[DATA SHOWN start]
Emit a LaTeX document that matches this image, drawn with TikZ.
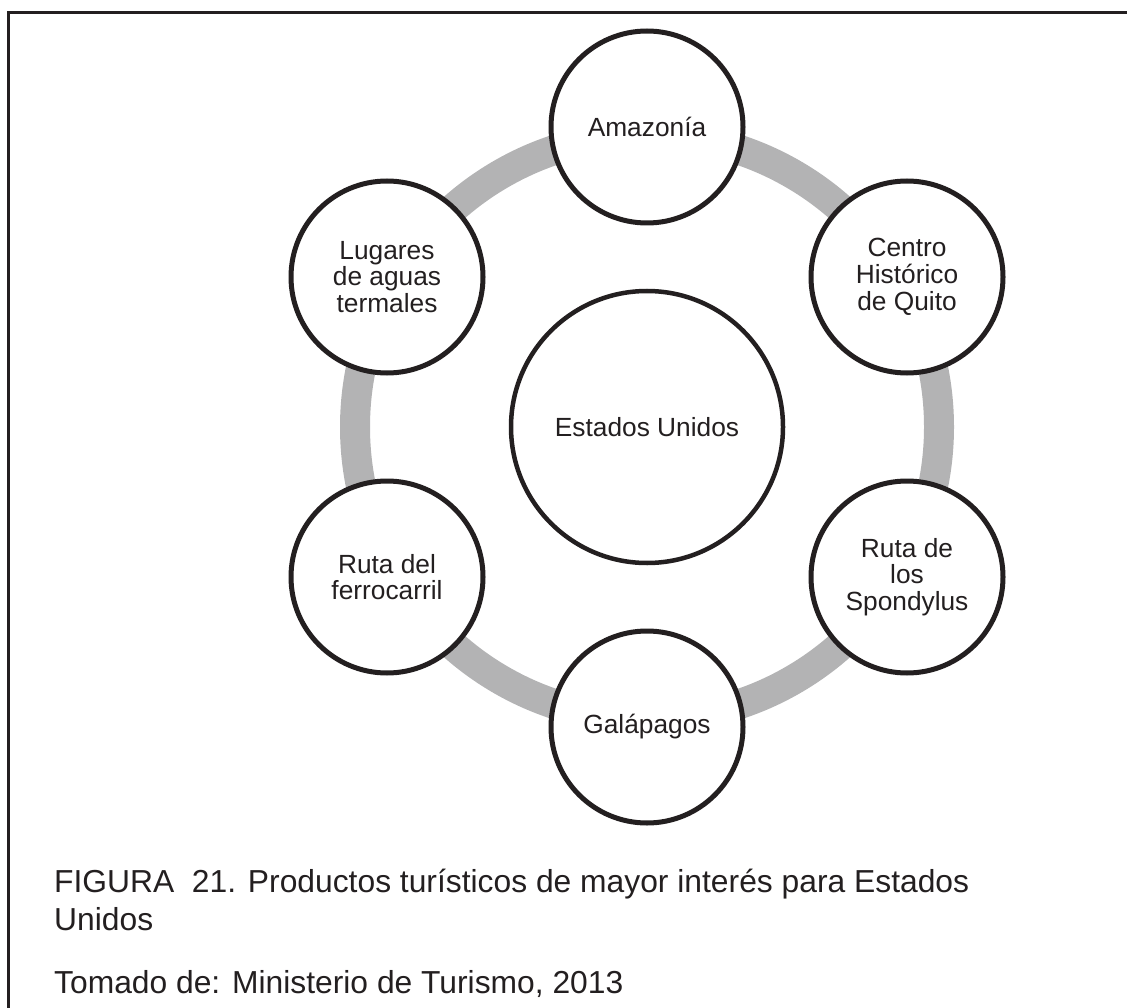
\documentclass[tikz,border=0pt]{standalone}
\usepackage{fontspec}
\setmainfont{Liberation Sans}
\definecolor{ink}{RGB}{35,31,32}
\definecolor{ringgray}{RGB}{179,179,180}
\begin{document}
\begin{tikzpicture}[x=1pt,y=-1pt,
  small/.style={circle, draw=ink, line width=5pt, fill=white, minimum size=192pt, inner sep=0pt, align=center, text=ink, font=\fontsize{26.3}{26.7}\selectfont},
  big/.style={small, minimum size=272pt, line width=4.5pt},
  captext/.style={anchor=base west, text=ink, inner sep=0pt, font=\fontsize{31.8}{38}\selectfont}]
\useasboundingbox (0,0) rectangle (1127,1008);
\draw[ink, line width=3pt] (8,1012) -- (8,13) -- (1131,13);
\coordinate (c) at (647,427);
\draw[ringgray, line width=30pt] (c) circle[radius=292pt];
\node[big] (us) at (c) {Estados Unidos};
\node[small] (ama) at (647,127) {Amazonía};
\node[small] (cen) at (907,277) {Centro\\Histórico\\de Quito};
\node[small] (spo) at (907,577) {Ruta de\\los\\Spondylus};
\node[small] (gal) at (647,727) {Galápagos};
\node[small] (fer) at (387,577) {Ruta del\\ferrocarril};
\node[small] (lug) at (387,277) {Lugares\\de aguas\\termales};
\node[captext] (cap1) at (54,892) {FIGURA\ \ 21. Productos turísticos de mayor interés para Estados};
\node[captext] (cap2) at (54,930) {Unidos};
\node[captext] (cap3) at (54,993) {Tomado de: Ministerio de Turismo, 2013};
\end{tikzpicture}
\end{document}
[DATA SHOWN end]
[DATA SHOWN start]
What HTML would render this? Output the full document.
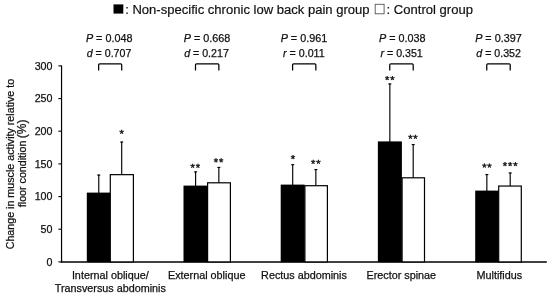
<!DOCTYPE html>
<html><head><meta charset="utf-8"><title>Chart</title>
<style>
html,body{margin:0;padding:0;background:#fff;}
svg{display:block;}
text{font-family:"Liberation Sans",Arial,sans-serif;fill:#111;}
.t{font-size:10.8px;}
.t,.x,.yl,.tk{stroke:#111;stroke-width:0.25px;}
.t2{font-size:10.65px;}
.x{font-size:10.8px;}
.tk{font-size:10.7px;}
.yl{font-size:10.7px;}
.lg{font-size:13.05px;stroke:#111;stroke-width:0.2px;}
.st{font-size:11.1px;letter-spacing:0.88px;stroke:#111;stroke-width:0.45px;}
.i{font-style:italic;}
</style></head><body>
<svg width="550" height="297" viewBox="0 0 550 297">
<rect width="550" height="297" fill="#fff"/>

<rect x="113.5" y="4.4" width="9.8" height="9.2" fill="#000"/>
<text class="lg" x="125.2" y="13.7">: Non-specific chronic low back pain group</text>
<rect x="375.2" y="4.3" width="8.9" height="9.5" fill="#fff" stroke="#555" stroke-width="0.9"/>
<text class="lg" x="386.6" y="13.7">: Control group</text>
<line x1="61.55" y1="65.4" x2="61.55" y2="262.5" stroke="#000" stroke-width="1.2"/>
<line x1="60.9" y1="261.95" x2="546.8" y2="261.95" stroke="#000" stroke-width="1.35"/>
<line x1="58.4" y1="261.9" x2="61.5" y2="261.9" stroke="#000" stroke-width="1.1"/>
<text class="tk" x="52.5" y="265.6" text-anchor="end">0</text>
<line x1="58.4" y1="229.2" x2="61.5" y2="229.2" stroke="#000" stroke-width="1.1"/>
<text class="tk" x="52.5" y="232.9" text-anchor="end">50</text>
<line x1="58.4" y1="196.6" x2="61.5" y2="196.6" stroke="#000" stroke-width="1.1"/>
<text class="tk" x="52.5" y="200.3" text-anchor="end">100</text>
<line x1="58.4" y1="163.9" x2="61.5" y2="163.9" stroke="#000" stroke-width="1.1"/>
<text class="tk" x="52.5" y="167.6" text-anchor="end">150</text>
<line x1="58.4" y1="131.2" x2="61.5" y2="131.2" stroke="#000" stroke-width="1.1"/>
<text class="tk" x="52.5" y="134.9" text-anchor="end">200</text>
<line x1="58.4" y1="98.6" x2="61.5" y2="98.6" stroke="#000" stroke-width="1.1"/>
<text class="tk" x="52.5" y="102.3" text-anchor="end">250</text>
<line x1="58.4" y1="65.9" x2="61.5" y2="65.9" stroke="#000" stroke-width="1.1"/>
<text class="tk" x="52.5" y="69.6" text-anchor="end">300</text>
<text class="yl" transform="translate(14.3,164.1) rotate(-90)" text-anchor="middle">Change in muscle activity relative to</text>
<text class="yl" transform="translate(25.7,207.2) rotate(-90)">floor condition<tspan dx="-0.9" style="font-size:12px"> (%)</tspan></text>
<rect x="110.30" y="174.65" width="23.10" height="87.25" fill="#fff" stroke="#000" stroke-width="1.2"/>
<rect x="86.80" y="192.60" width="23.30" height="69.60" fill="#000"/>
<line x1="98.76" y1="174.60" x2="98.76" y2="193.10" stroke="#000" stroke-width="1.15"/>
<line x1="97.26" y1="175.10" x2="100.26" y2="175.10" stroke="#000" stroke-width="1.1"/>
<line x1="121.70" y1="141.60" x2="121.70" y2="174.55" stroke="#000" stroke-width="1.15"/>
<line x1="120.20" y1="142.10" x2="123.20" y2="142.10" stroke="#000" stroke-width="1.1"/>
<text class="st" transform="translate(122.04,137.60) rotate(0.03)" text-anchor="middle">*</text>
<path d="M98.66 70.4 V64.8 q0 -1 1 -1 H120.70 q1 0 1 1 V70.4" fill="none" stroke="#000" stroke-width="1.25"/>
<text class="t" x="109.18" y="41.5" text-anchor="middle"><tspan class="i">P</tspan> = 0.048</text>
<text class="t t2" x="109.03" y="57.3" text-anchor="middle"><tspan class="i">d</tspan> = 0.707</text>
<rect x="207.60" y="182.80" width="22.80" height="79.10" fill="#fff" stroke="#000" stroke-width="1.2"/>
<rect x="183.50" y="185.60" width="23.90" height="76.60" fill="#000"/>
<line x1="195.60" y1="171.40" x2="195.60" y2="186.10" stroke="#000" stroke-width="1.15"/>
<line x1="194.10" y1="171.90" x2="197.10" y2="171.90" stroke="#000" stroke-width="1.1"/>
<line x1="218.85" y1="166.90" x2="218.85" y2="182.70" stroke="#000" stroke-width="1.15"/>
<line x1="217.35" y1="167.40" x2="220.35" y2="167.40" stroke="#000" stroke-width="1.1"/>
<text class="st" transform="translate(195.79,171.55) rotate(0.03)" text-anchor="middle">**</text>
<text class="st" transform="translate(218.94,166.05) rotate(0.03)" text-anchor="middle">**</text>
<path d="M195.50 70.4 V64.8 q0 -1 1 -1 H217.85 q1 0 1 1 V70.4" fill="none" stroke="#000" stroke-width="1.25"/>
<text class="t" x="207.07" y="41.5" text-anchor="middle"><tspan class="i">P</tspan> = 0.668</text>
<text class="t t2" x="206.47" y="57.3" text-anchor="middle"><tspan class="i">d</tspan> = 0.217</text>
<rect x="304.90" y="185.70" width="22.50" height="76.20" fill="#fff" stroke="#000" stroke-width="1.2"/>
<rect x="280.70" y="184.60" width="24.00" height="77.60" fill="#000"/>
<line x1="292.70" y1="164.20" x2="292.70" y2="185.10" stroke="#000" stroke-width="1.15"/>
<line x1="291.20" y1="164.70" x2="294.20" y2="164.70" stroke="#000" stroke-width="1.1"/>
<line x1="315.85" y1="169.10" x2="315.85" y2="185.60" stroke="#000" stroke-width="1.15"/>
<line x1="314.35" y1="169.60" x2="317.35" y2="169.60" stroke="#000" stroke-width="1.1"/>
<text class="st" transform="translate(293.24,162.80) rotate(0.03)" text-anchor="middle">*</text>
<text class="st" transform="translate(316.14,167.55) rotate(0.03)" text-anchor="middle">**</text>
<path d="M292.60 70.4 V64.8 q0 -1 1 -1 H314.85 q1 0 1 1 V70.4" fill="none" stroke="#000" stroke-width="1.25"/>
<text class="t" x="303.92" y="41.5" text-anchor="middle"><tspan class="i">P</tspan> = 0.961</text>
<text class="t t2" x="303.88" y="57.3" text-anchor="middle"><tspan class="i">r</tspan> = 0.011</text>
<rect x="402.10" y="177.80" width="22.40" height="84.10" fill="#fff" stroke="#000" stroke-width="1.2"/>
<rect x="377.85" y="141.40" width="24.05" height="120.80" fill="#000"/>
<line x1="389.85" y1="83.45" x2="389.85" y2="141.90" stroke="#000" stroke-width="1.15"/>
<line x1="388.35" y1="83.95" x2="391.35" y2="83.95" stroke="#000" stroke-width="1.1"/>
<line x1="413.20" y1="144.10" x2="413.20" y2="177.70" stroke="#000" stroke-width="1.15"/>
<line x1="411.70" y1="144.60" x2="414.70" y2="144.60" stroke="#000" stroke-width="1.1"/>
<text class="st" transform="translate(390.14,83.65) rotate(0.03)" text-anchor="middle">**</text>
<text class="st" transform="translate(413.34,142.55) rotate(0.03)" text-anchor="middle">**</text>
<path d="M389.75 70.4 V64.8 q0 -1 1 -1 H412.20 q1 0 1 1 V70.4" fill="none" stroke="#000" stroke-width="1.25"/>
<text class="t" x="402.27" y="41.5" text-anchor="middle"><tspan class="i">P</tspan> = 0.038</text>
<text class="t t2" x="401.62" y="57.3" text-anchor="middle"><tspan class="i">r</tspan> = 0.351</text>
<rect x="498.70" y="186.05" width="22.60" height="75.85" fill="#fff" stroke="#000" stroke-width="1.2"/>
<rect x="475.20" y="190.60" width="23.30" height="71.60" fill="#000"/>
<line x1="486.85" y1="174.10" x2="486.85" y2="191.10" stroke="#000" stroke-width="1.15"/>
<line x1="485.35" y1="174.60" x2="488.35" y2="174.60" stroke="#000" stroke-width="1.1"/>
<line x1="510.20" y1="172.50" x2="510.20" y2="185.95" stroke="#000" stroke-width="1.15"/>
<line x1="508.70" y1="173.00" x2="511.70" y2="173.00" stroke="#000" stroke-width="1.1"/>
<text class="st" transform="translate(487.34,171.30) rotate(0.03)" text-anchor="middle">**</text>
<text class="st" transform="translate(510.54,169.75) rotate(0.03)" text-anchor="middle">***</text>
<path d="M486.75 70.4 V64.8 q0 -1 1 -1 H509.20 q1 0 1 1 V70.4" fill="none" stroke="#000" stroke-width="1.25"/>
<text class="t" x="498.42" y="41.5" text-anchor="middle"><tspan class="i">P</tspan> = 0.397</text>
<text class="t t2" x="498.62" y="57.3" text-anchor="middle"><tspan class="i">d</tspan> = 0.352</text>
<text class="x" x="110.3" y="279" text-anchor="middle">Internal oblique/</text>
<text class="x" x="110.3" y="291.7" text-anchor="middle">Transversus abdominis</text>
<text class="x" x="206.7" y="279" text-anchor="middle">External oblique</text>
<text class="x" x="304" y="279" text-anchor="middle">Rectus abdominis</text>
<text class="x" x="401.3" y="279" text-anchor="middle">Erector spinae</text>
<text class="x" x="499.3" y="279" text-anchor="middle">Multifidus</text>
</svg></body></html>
[DATA SHOWN end]
Count the lines in the records above that contain the word "this", and reply with only that number.

CORRECT ANSWER -> 2